**Aim**
From the records below, copy every line that contains the word "this".

==============================

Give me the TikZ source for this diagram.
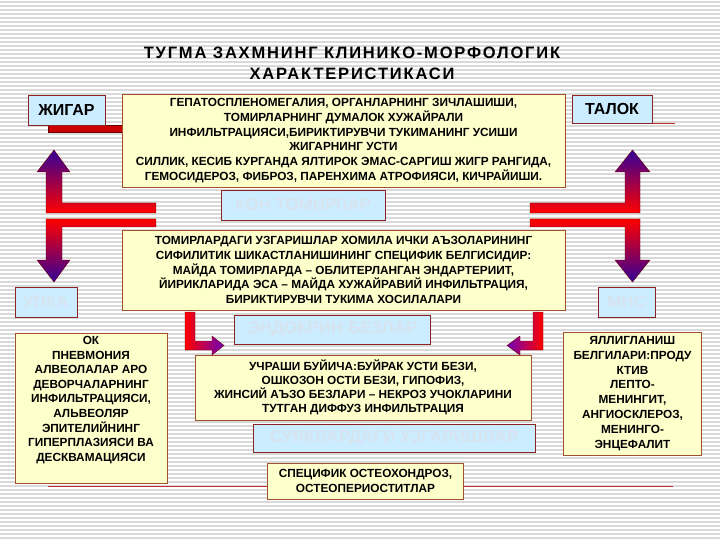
\documentclass[tikz,border=0pt]{standalone}
\usepackage{fontspec}
\setmainfont{Liberation Sans}
\newfontfamily\titlefont[LetterSpace=11]{Liberation Sans}
\definecolor{lblue}{HTML}{CCECFF}
\definecolor{lborder}{HTML}{8B2323}
\definecolor{ybg}{HTML}{FFFFCC}
\definecolor{yborder}{HTML}{A0522D}
\definecolor{fade}{HTML}{D6E4F0}
\definecolor{stripe}{HTML}{D9D9D9}
\definecolor{arrred}{HTML}{FF0000}
\definecolor{arrmid}{HTML}{CC0044}
\definecolor{arrblue}{HTML}{330099}
\definecolor{linered}{HTML}{C03030}
\definecolor{barred}{HTML}{CC0000}
\begin{document}
\begin{tikzpicture}[x=1pt,y=-1pt,
  stripeline/.style={draw=stripe,line width=1.1pt},
  lbox/.style={draw=lborder,fill=lblue,line width=0.8pt,inner sep=0pt,font=\bfseries\fontsize{16}{18}\selectfont},
  flbl/.style={lbox,text=fade,font=\bfseries\fontsize{17}{20}\selectfont},
  ybox/.style={draw=yborder,fill=ybg,line width=0.8pt,inner sep=0pt,align=center,font=\bfseries\fontsize{11.8}{14.8}\selectfont},
  ytext/.style={inner sep=0pt,align=center,font=\bfseries\fontsize{11.8}{14.6}\selectfont},
  titlestyle/.style={inner sep=0pt,font=\titlefont\bfseries\fontsize{16.5}{20}\selectfont},
  arrowshape/.style={draw=black!60!red,line width=0.4pt},
  thinred/.style={draw=linered,line width=0.9pt}]
\useasboundingbox (0,0) rectangle (720,540);
\fill[white] (0,0) rectangle (720,540);
\foreach \y in {2,6,...,538} \draw[stripeline] (0,\y) -- (720,\y);

% title
\node[titlestyle] (title1) at (352,53) {ТУГМА ЗАХМНИНГ КЛИНИКО-МОРФОЛОГИК};
\node[titlestyle] (title2) at (352,74) {ХАРАКТЕРИСТИКАСИ};

% red lines
\coordinate (barL) at (48,128.5);
\coordinate (barR) at (124,128.5);
\draw[draw=black!60!red,fill=barred,line width=0.4pt] (48,125) rectangle (124,132);
\coordinate (tlL) at (572,123);
\coordinate (tlR) at (675,123);
\draw[thinred] (tlL) -- (tlR);
\coordinate (blL) at (48,486);
\coordinate (blR) at (673,486);
\draw[thinred] (blL) -- (blR);

% big arrows
\shadedraw[arrowshape,top color=arrblue,middle color=arrmid,bottom color=arrred]
  (46,213) -- (46,172) -- (37,172) -- (54,150) -- (70,172) -- (62,172) -- (62,203) -- (156,203) -- (156,213) -- cycle;
\shadedraw[arrowshape,top color=arrred,middle color=arrmid,bottom color=arrblue]
  (46,219) -- (156,219) -- (156,227) -- (62,227) -- (62,260) -- (70,260) -- (54,282) -- (37,260) -- (46,260) -- cycle;
\shadedraw[arrowshape,top color=arrblue,middle color=arrmid,bottom color=arrred]
  (640,213) -- (640,172) -- (650,172) -- (632.5,150) -- (615,172) -- (625,172) -- (625,203) -- (530,203) -- (530,213) -- cycle;
\shadedraw[arrowshape,top color=arrred,middle color=arrmid,bottom color=arrblue]
  (640,219) -- (530,219) -- (530,227) -- (625,227) -- (625,260) -- (615,260) -- (632.5,282) -- (650,260) -- (640,260) -- cycle;

% small arrows
\shadedraw[arrowshape,left color=arrred,right color=arrblue!70!magenta]
  (185,312) -- (195,312) -- (195,341) -- (212,341) -- (212,336) -- (224,345.5) -- (212,355) -- (212,350) -- (185,350) -- cycle;
\shadedraw[arrowshape,left color=arrblue!70!magenta,right color=arrred]
  (543,312) -- (533,312) -- (533,341) -- (520,341) -- (520,336) -- (507,345.5) -- (520,355) -- (520,350) -- (543,350) -- cycle;

% label boxes
\node[lbox,minimum width=77pt,minimum height=30pt] (jigar) at (66.5,110) {ЖИГАР};
\node[lbox,minimum width=80pt,minimum height=28pt] (talok) at (612,109) {ТАЛОК};
\node[flbl,minimum width=164pt,minimum height=30pt] (kon) at (303,205) {КОН ТОМИРЛАР};
\node[flbl,minimum width=62pt,minimum height=30pt] (upka) at (46,302) {УПКА};
\node[flbl,minimum width=57pt,minimum height=30pt] (mns) at (626.5,302) {МНС};
\node[flbl,minimum width=196pt,minimum height=29pt] (endo) at (332.5,329.5) {ЭНДОКРИН БЕЗЛАР};
\node[flbl,minimum width=282pt,minimum height=28pt] (suyak) at (394,438) {СУЯКЛАРДАГИ УЗГАРИШЛАР};

% yellow boxes
\node[ybox,minimum width=443pt,minimum height=93pt] (top) at (343.5,140.5)
  {ГЕПАТОСПЛЕНОМЕГАЛИЯ, ОРГАНЛАРНИНГ ЗИЧЛАШИШИ,\\
   ТОМИРЛАРНИНГ ДУМАЛОК ХУЖАЙРАЛИ\\
   ИНФИЛЬТРАЦИЯСИ,БИРИКТИРУВЧИ ТУКИМАНИНГ УСИШИ\\
   ЖИГАРНИНГ УСТИ\\
   СИЛЛИК, КЕСИБ КУРГАНДА ЯЛТИРОК ЭМАС-САРГИШ ЖИГР РАНГИДА,\\
   ГЕМОСИДЕРОЗ, ФИБРОЗ, ПАРЕНХИМА АТРОФИЯСИ, КИЧРАЙИШИ.};
\node[ybox,minimum width=443pt,minimum height=80pt] (mid) at (343.5,270)
  {ТОМИРЛАРДАГИ УЗГАРИШЛАР ХОМИЛА ИЧКИ АЪЗОЛАРИНИНГ\\
   СИФИЛИТИК ШИКАСТЛАНИШИНИНГ СПЕЦИФИК БЕЛГИСИДИР:\\
   МАЙДА ТОМИРЛАРДА – ОБЛИТЕРЛАНГАН ЭНДАРТЕРИИТ,\\
   ЙИРИКЛАРИДА ЭСА – МАЙДА ХУЖАЙРАВИЙ ИНФИЛЬТРАЦИЯ,\\
   БИРИКТИРУВЧИ ТУКИМА ХОСИЛАЛАРИ};
\node[ybox,minimum width=336pt,minimum height=65pt,font=\bfseries\fontsize{11.8}{14}\selectfont] (uch) at (363,387.5)
  {УЧРАШИ БУЙИЧА:БУЙРАК УСТИ БЕЗИ,\\
   ОШКОЗОН ОСТИ БЕЗИ, ГИПОФИЗ,\\
   ЖИНСИЙ АЪЗО БЕЗЛАРИ – НЕКРОЗ УЧОКЛАРИНИ\\
   ТУТГАН ДИФФУЗ ИНФИЛЬТРАЦИЯ};
\node[ybox,minimum width=152pt,minimum height=150pt] (okbox) at (91,408) {};
\node[ytext] (oktext) at (91,400)
  {ОК\\ ПНЕВМОНИЯ\\ АЛВЕОЛАЛАР АРО\\ ДЕВОРЧАЛАРНИНГ\\ ИНФИЛЬТРАЦИЯСИ,\\ АЛЬВЕОЛЯР\\ ЭПИТЕЛИЙНИНГ\\ ГИПЕРПЛАЗИЯСИ ВА\\ ДЕСКВАМАЦИЯСИ};
\node[ybox,minimum width=138pt,minimum height=123pt] (yal) at (632.5,393.5)
  {ЯЛЛИГЛАНИШ\\ БЕЛГИЛАРИ:ПРОДУ\\ КТИВ\\ ЛЕПТО-\\ МЕНИНГИТ,\\ АНГИОСКЛЕРОЗ,\\ МЕНИНГО-\\ ЭНЦЕФАЛИТ};
\node[ybox,minimum width=196pt,minimum height=36pt] (spec) at (365.5,481)
  {СПЕЦИФИК ОСТЕОХОНДРОЗ,\\ ОСТЕОПЕРИОСТИТЛАР};
\end{tikzpicture}
\end{document}
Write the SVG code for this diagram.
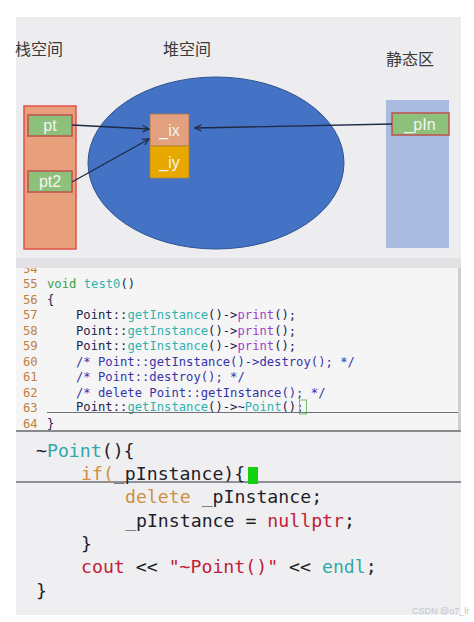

==============================

**Answer**
Give me the TikZ source for this diagram.
Write the SVG code for this diagram.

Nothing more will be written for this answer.